Micro-learning is on trend for a reason—it’s what today’s learners want and need. It’s the learning equivalent of instant gratification.
Put yourself in your learners’ shoes. Let’s say you want to learn how to make a perfect soft-boiled egg. You search the web and the results show videos ranging from 5 minutes to 55 minutes. Which video are you going to choose? Most people would choose the 5-minute video.
Your learners are just like you. When they see a super-long course, they feel overwhelmed and think to themselves, do I really have time for this?
If you’re used to creating one long course that covers a topic from A to Z you may be wondering how to make the switch to micro-learning. Here are a couple of tips for designing effective, micro-learning courses your learners will love.
Stick To One Learning Objective Per Course
Most lengthy e-learning courses start out with a bulleted list that details the learning objectives the course aims to help learners achieve. With micro-learning, you’ll want to whittle that down to just one.
Many instructional designers struggle with this. Only one learning objective? Yes. One. With micro-learning, it’s important to stay laser-focused. But remember: the idea is to create a series of 5-minute micro-learning courses that learners can take one after the other as part of a learning path or a curriculum, instead of packing tons of content into a single course. So if you’ve got multiple objectives, that’s fine! Just make a separate micro-learning course for each.

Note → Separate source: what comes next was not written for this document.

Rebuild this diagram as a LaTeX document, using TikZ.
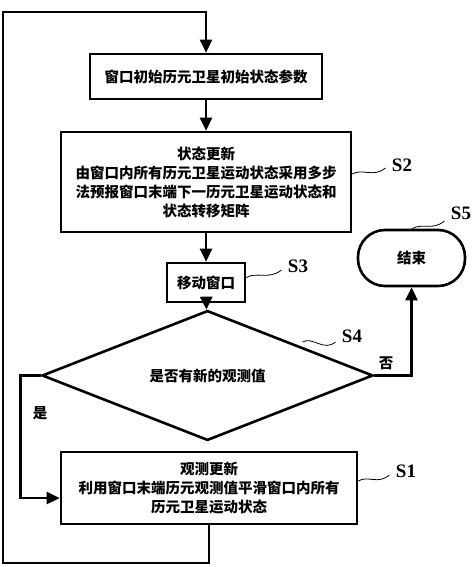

Cut Out Non-Essential Content
Once you’ve identified the learning objective, use it as a guide for determining what to include in your course. Ask yourself, do learners absolutely need to know this to achieve the learning objective? If the answer is no, cut it out.
This can be easier said than done—especially if you’re working with a Subject Matter Expert (SME) who’s convinced everything is essential. If you want to keep your SME happy without going over the 5-minute mark, try suggesting “learn more” buttons that give learners access to additional information and links to external resources. That way you’re empowering learners who want to dig deeper without overwhelming those who just need the basics.
If you’re still struggling to convince your SME that this is the way to go, remind them that just because you include something in the course, doesn’t mean learners will retain it! Tell them that by sticking to the essentials, you’re increasing the likelihood that learners will retain key messages.
For more tips on curating your content, check out this article: The Dos and Don’ts of Separating Need-to-Know from Nice-to-Know.
The Bottom Line
Your learners are much more likely to engage with course content if they know it’ll take them 5 minutes (or less!) to complete. And if those 5-minute courses teach them relevant skills they can apply to their jobs, they may even end up going through a bunch in one sitting—much like when you sit down to watch one episode of your favorite TV show and somehow end up binge-watching an entire season.
By breaking your content down into bite-sized chunks, you’re empowering learners to take control of their learning experience and decide how much content to consume at a time. And when learners are in the driver’s seat, they’re typically more engaged, leading to better learning outcomes. So everybody wins!